Muñoz was placed in a chain-link detention cell but was violently punching and shaking the cage, which one agent described as “about as secure as a dog kennel.” So Border Patrol moved Muñoz to the Starr County Jail in Rio Grande City 40 miles away. He attempted to escape multiple times but to no avail. He was booked into the jail at 9:40 p.m. and had to be placed in a padded isolation cell, which was equipped with a camera, according to the AP.

Guards told the Post they checked on Muñoz every 30 minutes, routinely watching the father praying in the corner of his cell. The next morning, on May 13 slightly before 10 a.m., Muñoz was found on the floor of his cell in a pool of blood. He had an item of clothing twisted around his neck, and the incident was recorded as a “suicide in custody,” according to Starr County sheriff’s deputies records obtained by the Post.

Muñoz’s death occurred just weeks after the Trump administration began implementing a “zero-tolerance” policy on illegal migration.

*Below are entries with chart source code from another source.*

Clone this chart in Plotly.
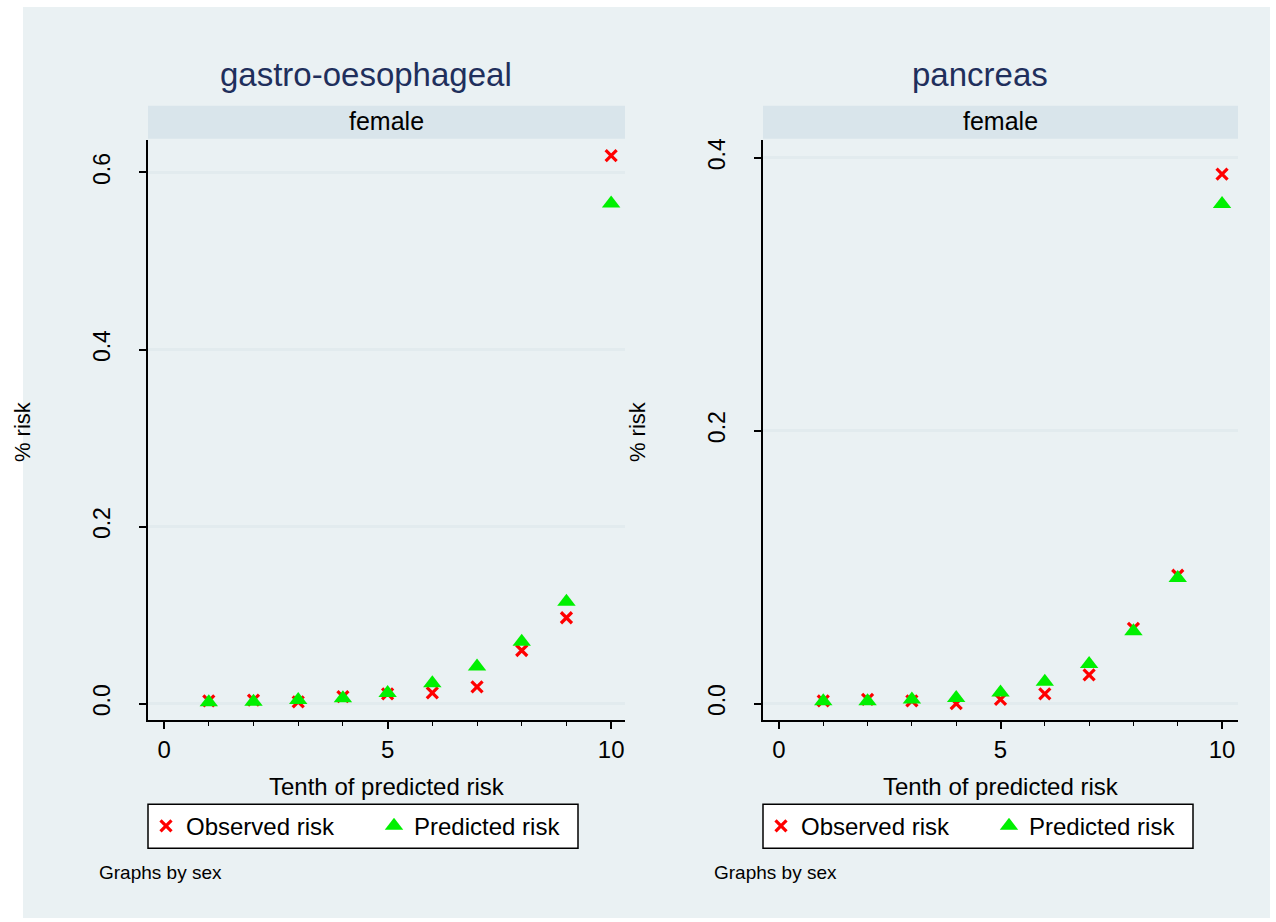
import plotly.graph_objects as go

W, H = 1276, 922

tenths = [1, 2, 3, 4, 5, 6, 7, 8, 9, 10]
go_observed = [0.003, 0.004, 0.002, 0.008, 0.011, 0.012, 0.019, 0.060, 0.097, 0.619]
go_predicted = [0.0015, 0.002, 0.004, 0.006, 0.012, 0.023, 0.042, 0.070, 0.115, 0.565]
pa_observed = [0.002, 0.003, 0.002, 0.000, 0.003, 0.007, 0.021, 0.055, 0.094, 0.388]
pa_predicted = [0.0017, 0.0017, 0.003, 0.004, 0.008, 0.016, 0.029, 0.053, 0.092, 0.366]

panel_titles = ["gastro-oesophageal", "pancreas"]
strip_label = "female"
y_ticks_left = [0.0, 0.2, 0.4, 0.6]
y_ticks_right = [0.0, 0.2, 0.4]
x_ticks = [0, 5, 10]

FONT = "Liberation Sans, Arial, sans-serif"
BG = "#EAF1F3"
STRIP = "#D9E5EB"
GRID = "#E2EBEE"
RED = "#FF0000"
GREEN = "#00F000"


def px_x(p):
    return p / W


def px_y(p):
    return 1 - p / H


panels = [
    dict(x0=148, x1=625, tx=366, obs=go_observed, pred=go_predicted, yt=y_ticks_left,
         yr=[-0.019, 0.637], xr=[-0.36, 10.31]),
    dict(x0=763, x1=1238, tx=980, obs=pa_observed, pred=pa_predicted, yt=y_ticks_right,
         yr=[-0.0124, 0.4132], xr=[-0.36, 10.36]),
]
top_px, bot_px = 138, 720

fig = go.Figure()
shapes = [dict(type="rect", xref="paper", yref="paper", x0=px_x(23), x1=px_x(1270),
               y0=px_y(918), y1=px_y(5), fillcolor=BG, line=dict(width=0), layer="below")]
annotations = []
layout_axes = {}

for i, p in enumerate(panels):
    n = "" if i == 0 else str(i + 1)
    xa, ya = "x" + n, "y" + n
    leg = "legend" if i == 0 else "legend2"
    fig.add_trace(go.Scatter(x=tenths, y=p["obs"], mode="markers", name="Observed risk",
                             marker=dict(symbol="x-thin", size=11, color=RED,
                                         line=dict(width=3.2, color=RED)),
                             xaxis=xa, yaxis=ya, legend=leg, cliponaxis=False))
    fig.add_trace(go.Scatter(x=tenths, y=p["pred"], mode="markers", name="Predicted risk",
                             marker=dict(symbol="triangle-up", size=16, color=GREEN,
                                         line=dict(width=0)),
                             xaxis=xa, yaxis=ya, legend=leg, cliponaxis=False))
    dom_x = [px_x(p["x0"]), px_x(p["x1"])]
    layout_axes["xaxis" + n] = dict(
        domain=dom_x, range=p["xr"], anchor=ya, tickvals=x_ticks,
        ticks="outside", ticklen=7, tickwidth=1.5, tickcolor="black",
        showline=True, linecolor="black", linewidth=1.5, showgrid=False, zeroline=False,
        tickfont=dict(size=24, color="black", family=FONT),
        minor=dict(dtick=1, tick0=0, ticks="outside", ticklen=4, tickwidth=1, tickcolor="black"),
    )
    layout_axes["yaxis" + n] = dict(
        domain=[px_y(bot_px), px_y(top_px)], range=p["yr"], anchor=xa,
        tickvals=p["yt"], ticktext=[f"{v:.1f}" for v in p["yt"]], tickangle=-90,
        ticks="outside", ticklen=7, tickwidth=1.5, tickcolor="black",
        showline=True, linecolor="black", linewidth=1.5,
        showgrid=True, gridcolor=GRID, gridwidth=3, zeroline=False,
        tickfont=dict(size=23, color="black", family=FONT), ticklabelstandoff=20,
    )
    # strip
    shapes.append(dict(type="rect", xref="paper", yref="paper", x0=dom_x[0], x1=dom_x[1],
                       y0=px_y(137), y1=px_y(104), fillcolor=STRIP, line=dict(width=0)))
    # legend box
    shapes.append(dict(type="rect", xref="paper", yref="paper", x0=px_x(p["x0"]),
                       x1=px_x(p["x0"] + 430), y0=px_y(848), y1=px_y(804),
                       fillcolor="white", line=dict(width=1.5, color="black"), layer="below"))
    cx = (p["x0"] + p["x1"]) / 2
    annotations.append(dict(text=strip_label, xref="paper", yref="paper", x=px_x(cx), y=px_y(119.5),
                            showarrow=False, xanchor="center", yanchor="middle",
                            font=dict(size=25, color="black", family=FONT)))
    annotations.append(dict(text=panel_titles[i], xref="paper", yref="paper", x=px_x(p["tx"]),
                            y=px_y(73), showarrow=False, xanchor="center", yanchor="middle",
                            font=dict(size=33, color="#1F2F5C", family=FONT)))
    annotations.append(dict(text="Tenth of predicted risk", xref="paper", yref="paper",
                            x=px_x(cx), y=px_y(786), showarrow=False, xanchor="center",
                            yanchor="middle", font=dict(size=24, color="black", family=FONT)))
    annotations.append(dict(text="% risk", xref="paper", yref="paper",
                            x=px_x(22 if i == 0 else 637), y=px_y(431), showarrow=False,
                            textangle=-90, xanchor="center", yanchor="middle",
                            font=dict(size=22, color="black", family=FONT)))
    annotations.append(dict(text="Graphs by sex", xref="paper", yref="paper",
                            x=px_x(97 if i == 0 else 712), y=px_y(872), showarrow=False,
                            xanchor="left", yanchor="middle",
                            font=dict(size=19, color="black", family=FONT)))
    layout_axes[leg] = dict(
        x=px_x(p["x0"] - 2), y=px_y(826), xanchor="left", yanchor="middle", orientation="h",
        bgcolor="rgba(0,0,0,0)", borderwidth=0,
        font=dict(size=24, color="black", family=FONT), itemwidth=30,
        entrywidth=183, tracegroupgap=0,
    )

fig.update_layout(
    width=W, height=H, margin=dict(l=0, r=0, t=0, b=0),
    paper_bgcolor="white", plot_bgcolor="white",
    shapes=shapes, annotations=annotations, showlegend=True,
    font=dict(family=FONT),
    **layout_axes,
)

fig.write_html("out.html")
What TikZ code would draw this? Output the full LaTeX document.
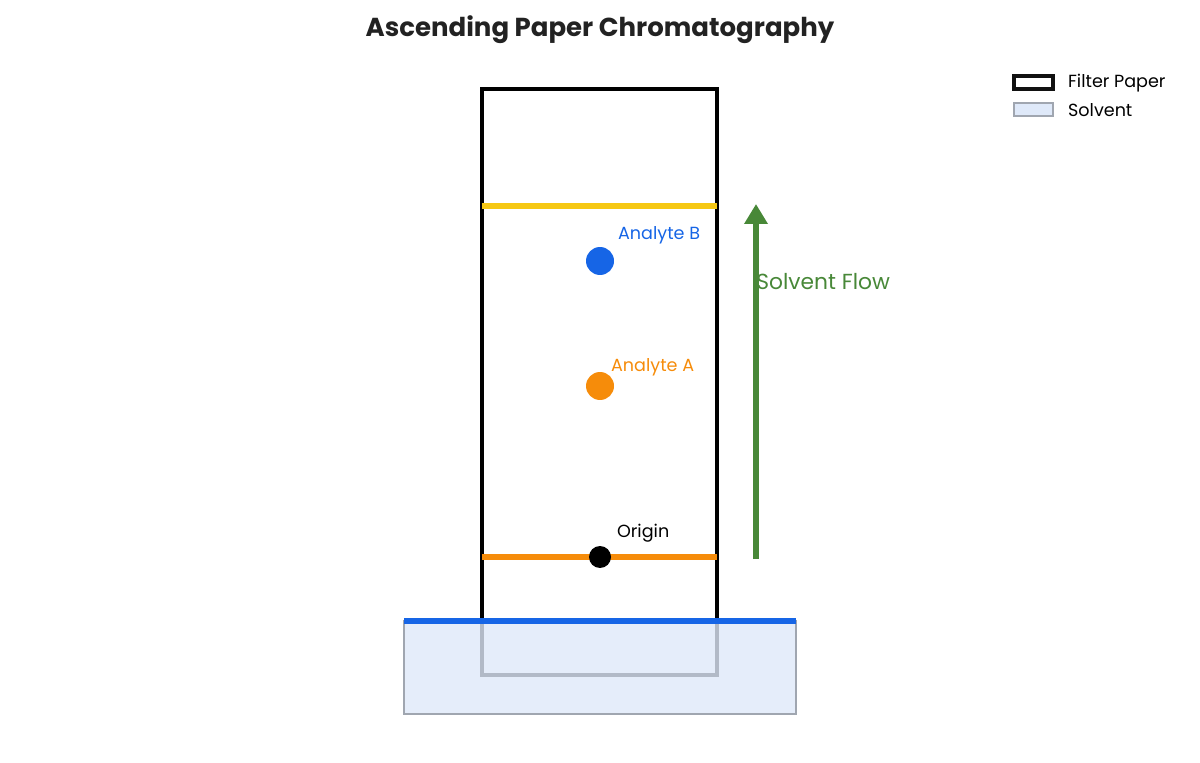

The goal of the policy is to punish people trying to enter the country illegally — and, as a result, illegal migrant adults are immediately arrested and placed in detention without their children.

And it isn’t always communicated well.

A public defender in McAllen told the Boston Globe that some migrants are told their kids are going to be taken away briefly to bathe, and then “hours later, it dawns on them that their children aren't coming back.”

Homeland Security officials told the Post that they are doing more to explain the separation process to parents, but the Trump administration is showing no signs that it will slow down on separating families.

“If people don’t want to be separated from their children, they should not bring them with them,” Sessions said in a radio interview last week. “We’ve got to get this message out. You’re not given immunity. You have to, you will be prosecuted if you … come illegally. And if you bring children, you’ll still be prosecuted.”